> [DATA ENTRIES]
———

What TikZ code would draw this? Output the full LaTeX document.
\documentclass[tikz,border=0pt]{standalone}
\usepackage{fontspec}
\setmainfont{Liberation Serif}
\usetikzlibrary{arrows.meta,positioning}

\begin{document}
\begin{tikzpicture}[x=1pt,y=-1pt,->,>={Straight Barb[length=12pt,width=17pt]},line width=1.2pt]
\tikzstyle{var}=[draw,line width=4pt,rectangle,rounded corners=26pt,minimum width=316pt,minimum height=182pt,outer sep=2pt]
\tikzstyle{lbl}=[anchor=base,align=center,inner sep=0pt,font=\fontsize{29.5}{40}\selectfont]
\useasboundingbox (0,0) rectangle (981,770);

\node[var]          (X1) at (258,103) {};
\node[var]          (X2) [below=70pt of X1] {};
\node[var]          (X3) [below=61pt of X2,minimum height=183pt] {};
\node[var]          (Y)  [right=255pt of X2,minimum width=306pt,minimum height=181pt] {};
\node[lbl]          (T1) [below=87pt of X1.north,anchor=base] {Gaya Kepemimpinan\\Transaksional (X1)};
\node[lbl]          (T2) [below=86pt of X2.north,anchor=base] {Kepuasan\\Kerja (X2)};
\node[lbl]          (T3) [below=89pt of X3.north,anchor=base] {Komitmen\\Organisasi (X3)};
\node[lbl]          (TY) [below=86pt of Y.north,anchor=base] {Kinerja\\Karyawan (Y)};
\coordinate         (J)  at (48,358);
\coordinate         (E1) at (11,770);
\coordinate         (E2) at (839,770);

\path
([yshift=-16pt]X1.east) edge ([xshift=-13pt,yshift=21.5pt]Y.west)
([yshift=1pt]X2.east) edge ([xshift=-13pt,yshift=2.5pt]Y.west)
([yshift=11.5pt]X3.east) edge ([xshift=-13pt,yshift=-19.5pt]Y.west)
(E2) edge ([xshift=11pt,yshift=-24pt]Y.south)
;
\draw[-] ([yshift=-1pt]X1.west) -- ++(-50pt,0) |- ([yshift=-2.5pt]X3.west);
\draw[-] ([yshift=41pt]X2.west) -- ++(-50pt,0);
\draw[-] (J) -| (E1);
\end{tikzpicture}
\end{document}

———

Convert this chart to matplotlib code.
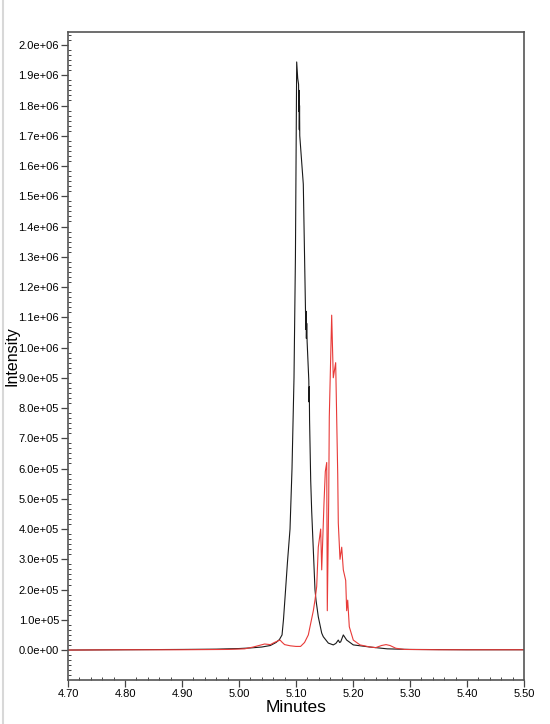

———

> [WHAT TO WORK ON] Your task is to reproduce exactly the lines beginning at the line containing "What TikZ code" and ending at the line containing "(0,0) rectangle (981,770);", inclusive.

> [RESPONSE TO THE TASK]
What TikZ code would draw this? Output the full LaTeX document.
\documentclass[tikz,border=0pt]{standalone}
\usepackage{fontspec}
\setmainfont{Liberation Serif}
\usetikzlibrary{arrows.meta,positioning}

\begin{document}
\begin{tikzpicture}[x=1pt,y=-1pt,->,>={Straight Barb[length=12pt,width=17pt]},line width=1.2pt]
\tikzstyle{var}=[draw,line width=4pt,rectangle,rounded corners=26pt,minimum width=316pt,minimum height=182pt,outer sep=2pt]
\tikzstyle{lbl}=[anchor=base,align=center,inner sep=0pt,font=\fontsize{29.5}{40}\selectfont]
\useasboundingbox (0,0) rectangle (981,770);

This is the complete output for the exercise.